Dans la galerie des personnages-clés impliqués dans cette histoire s’affirme le face-à- face des deux acteurs principaux : Bonaparte, dont la politique guerrière d’expédition militaire (finalement vaincue) précipita la bascule de la guerre révolutionnaire « dominguoise » dans la guerre d’indépendance ; et le Général Toussaint Louverture, d’abord allié providentiel de la cause républicaine française, qui avait réussi à étendre son pouvoir sur toute l’île, à la pacifier, à l’organiser par la constitution de 1801, avant d’être capturé par les Français, en 1802, et déporté.

Jacques de Cauna évoque largement les questions restées obscures pour comprendre les ressorts et les intrications de cette période bouleversée. Il consacre deux annexes au « Soulèvement des esclaves » et à « Toussaint Louverture et la Franc-maçonnerie », évoquant la thèse du complot qui accuse les grands blancs royalistes coalisés avec les Francs-maçons, nombreux et influents dans la colonie, d’avoir tenté de remettre le roi sur son trône en provoquant la révolte des gens de couleur pour ravager l’île et empêcher la poursuite du commerce colonial avec la France et, par- là, saboter la Révolution.

L’ouvrage ne tranche pas vraiment sur la véracité de ce scénario. Et pas davantage sur l’appartenance de Toussaint Louverture à la Franc-Maçonnerie. Mais l’auteur estime qu’il en était proche, et que le rôle qu’elle aurait pu jouer dans le déclenchement des événements n’est pas à négliger.

Dans l’espoir d’approfondir et d’améliorer la compréhension de ces quinze années,  Jacques de Cauna consacre un chapitre à la recherche de nouvelles pistes d’étude, par une utilisation plus systématique des sources archivistiques qui, selon lui, sont encore incomplètement exploitées, et des correspondances, dont celles de Toussaint Louverture. Il préconise aussi une analyse approfondie des discours prononcés à l’époque pour y déceler les attitudes mentales sous-jacentes, et recommande enfin  une collecte de la tradition orale en Haïti.

L’impact  économique, politique et symbolique de la révolution « dominguoise » a été, selon lui, considérable, les séquelles en pesant jusqu’à nos jours sur l’histoire contemporaine d’Haïti (les origines et l’exercice militaires du pouvoir ayant sans cesse contrarié l’évolution vers la démocratie). L’impact de ces événements n’a pas été moindre dans l’histoire mondia-le, tant en matière d’exportation des idées révolutionnaires dans la Caraïbe et jusqu’en Amérique du Sud, qu’en matière d’effets de la fuite des colons blancs de Saint Domingue vers la Jamaïque, Cuba et la Louisiane, sur le développement de l’industrie sucrière dont ils maîtrisaient la meilleure efficacité technique.

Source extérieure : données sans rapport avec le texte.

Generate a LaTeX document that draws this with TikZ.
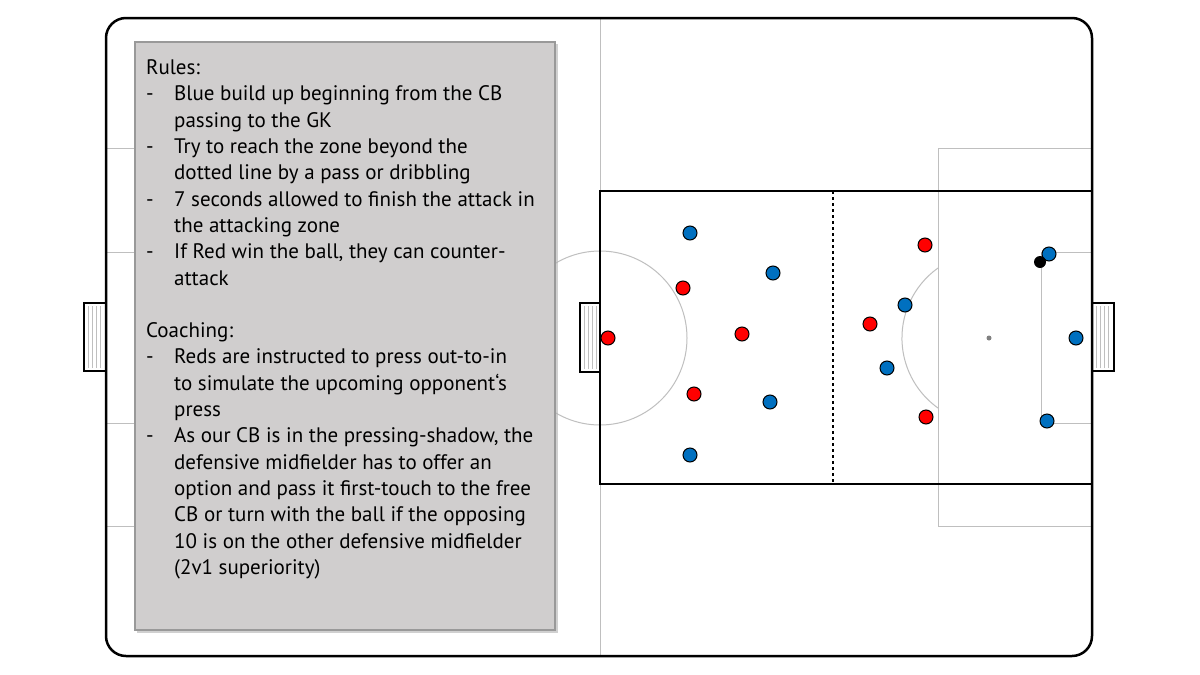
\documentclass[tikz,border=0pt]{standalone}
\usepackage{fontspec}
\setmainfont{PT Sans}
\definecolor{bl}{HTML}{0070C0}
\definecolor{rd}{HTML}{FF0000}
\definecolor{bx}{HTML}{D0CECE}
\definecolor{ln}{HTML}{BFBFBF}
\begin{document}
\begin{tikzpicture}[x=1pt,y=-1pt,
 fl/.style={draw=ln,line width=1pt},
 bp/.style={circle,draw=black,line width=1pt,fill=bl,minimum size=14pt,inner sep=0},
 rp/.style={circle,draw=black,line width=1pt,fill=rd,minimum size=14pt,inner sep=0},
 goal/.style={draw=black,line width=1.5pt,fill=white}]
\useasboundingbox (0,0) rectangle (1200,675);
\fill[white] (0,0) rectangle (1200,675);
% field lines
\draw[fl] (600,18) -- (600,656);
\draw[fl] (600,338) circle (87);
\draw[fl] (106,148) -- (135,148) (106,252) -- (135,252) (106,423) -- (135,423) (106,526) -- (135,526);
\draw[fl] (1092,148) -- (938,148) -- (938,526) -- (1092,526);
\draw[fl] (1092,252) -- (1041,252) -- (1041,423) -- (1092,423);
\draw[fl] (938,268) arc[start angle=234.5,end angle=125.5,radius=86];
\fill[gray] (989,338) circle (2.5);
% goals
\foreach \gx/\gw in {84/22,1092/22}{
 \draw[goal] (\gx,303) rectangle ++(\gw,68);
 \draw[ln,line width=0.4pt,step=4] (\gx+3,306) grid ++(\gw-6,62);
}
\draw[goal] (580,303) rectangle (600,372);
\draw[ln,line width=0.4pt,step=4] (583,306) grid (597,369);
% inner playing area
\draw[black,line width=1.5pt] (600,191) rectangle (1092,484);
\draw[black,line width=1.5pt,dashed] (833,191) -- (833,484);
% outer field
\draw[black,line width=2.5pt,rounded corners=20] (106,18) rectangle (1092,656);
% players
\foreach \i/\p in {b1/{690,233},b2/{773,273},b3/{770,402},b4/{690,455},b5/{905,305},b6/{887,368},b7/{1049,254},b8/{1076,338},b9/{1047,421}}
 \node[bp] (\i) at (\p) {};
\foreach \i/\p in {r1/{608,338},r2/{683,288},r3/{742,334},r4/{694,394},r5/{925,245},r6/{870,324},r7/{926,417}}
 \node[rp] (\i) at (\p) {};
\node[circle,fill=black,minimum size=12pt,inner sep=0] (ball) at (1040,262) {};
% text box
\fill[gray!60,opacity=0.6] (137,44) rectangle (558,633);
\draw[fill=bx,draw=gray!80,line width=1.5pt] (135,42) rectangle (555,630);
\node[anchor=north west,inner sep=0,font=\fontsize{21pt}{26.3pt}\selectfont] (txt) at (146,56) {%
\begin{tabular}{@{}p{28pt}@{}l@{}}
\multicolumn{2}{@{}l@{}}{Rules:}\\
-& Blue build up beginning from the CB\\
 & passing to the GK\\
-& Try to reach the zone beyond the\\
 & dotted line by a pass or dribbling\\
-& 7 seconds allowed to finish the attack in\\
 & the attacking zone\\
-& If Red win the ball, they can counter-\\
 & attack\\[26.3pt]
\multicolumn{2}{@{}l@{}}{Coaching:}\\
-& Reds are instructed to press out-to-in\\
 & to simulate the upcoming opponent‘s\\
 & press\\
-& As our CB is in the pressing-shadow, the\\
 & defensive midfielder has to offer an\\
 & option and pass it first-touch to the free\\
 & CB or turn with the ball if the opposing\\
 & 10 is on the other defensive midfielder\\
 & (2v1 superiority)
\end{tabular}};
\end{tikzpicture}
\end{document}
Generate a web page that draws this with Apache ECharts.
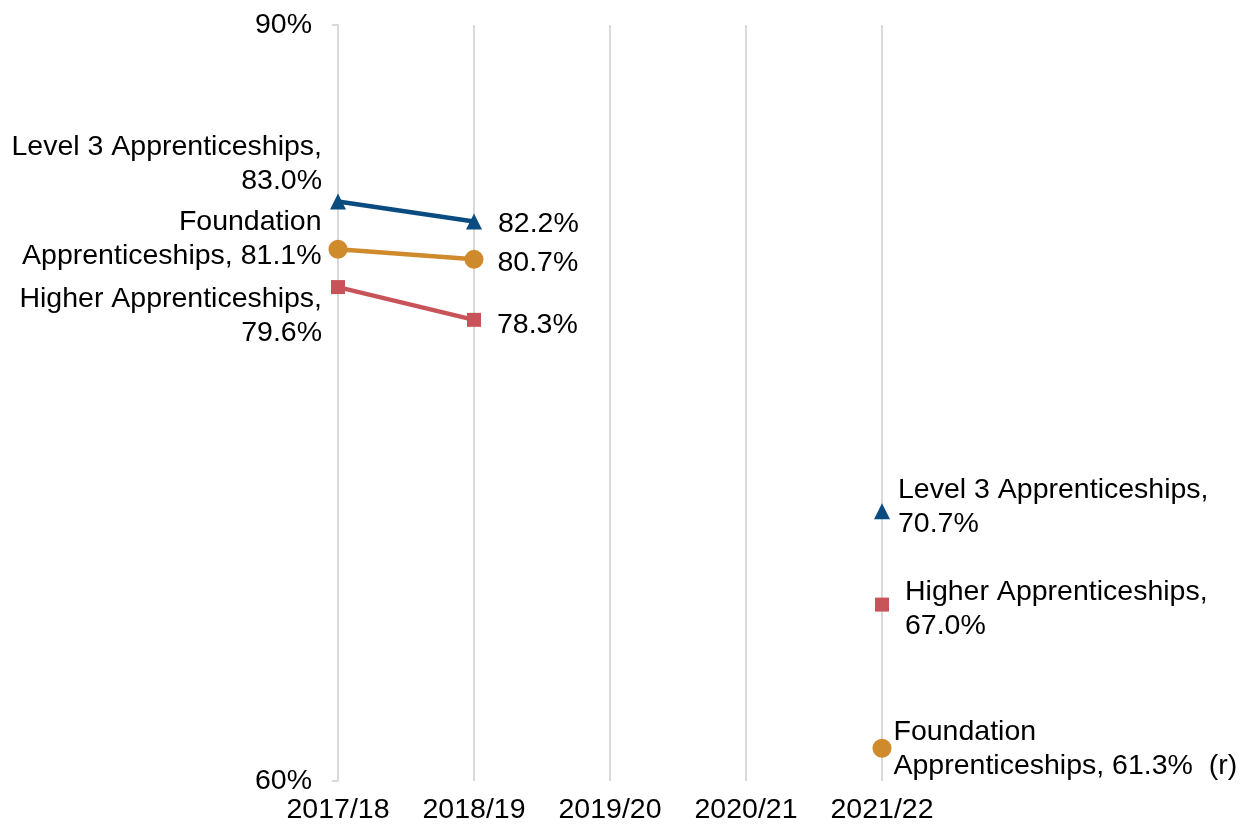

Le dernier chapitre de l’ouvrage, intitulé « Dans les oubliettes de l’Histoire », rejoint l’introduction, « Une révolution occultée », dans le regret que l’on n’ait pas davantage tiré les leçons de la révolution de Saint-Domingue pour la France et pour le monde. Jacques de Cauna esime qu’il serait impératif de lui voir occuper la place qu’elle mérite dans les manuels scolaires et les programmes officiels.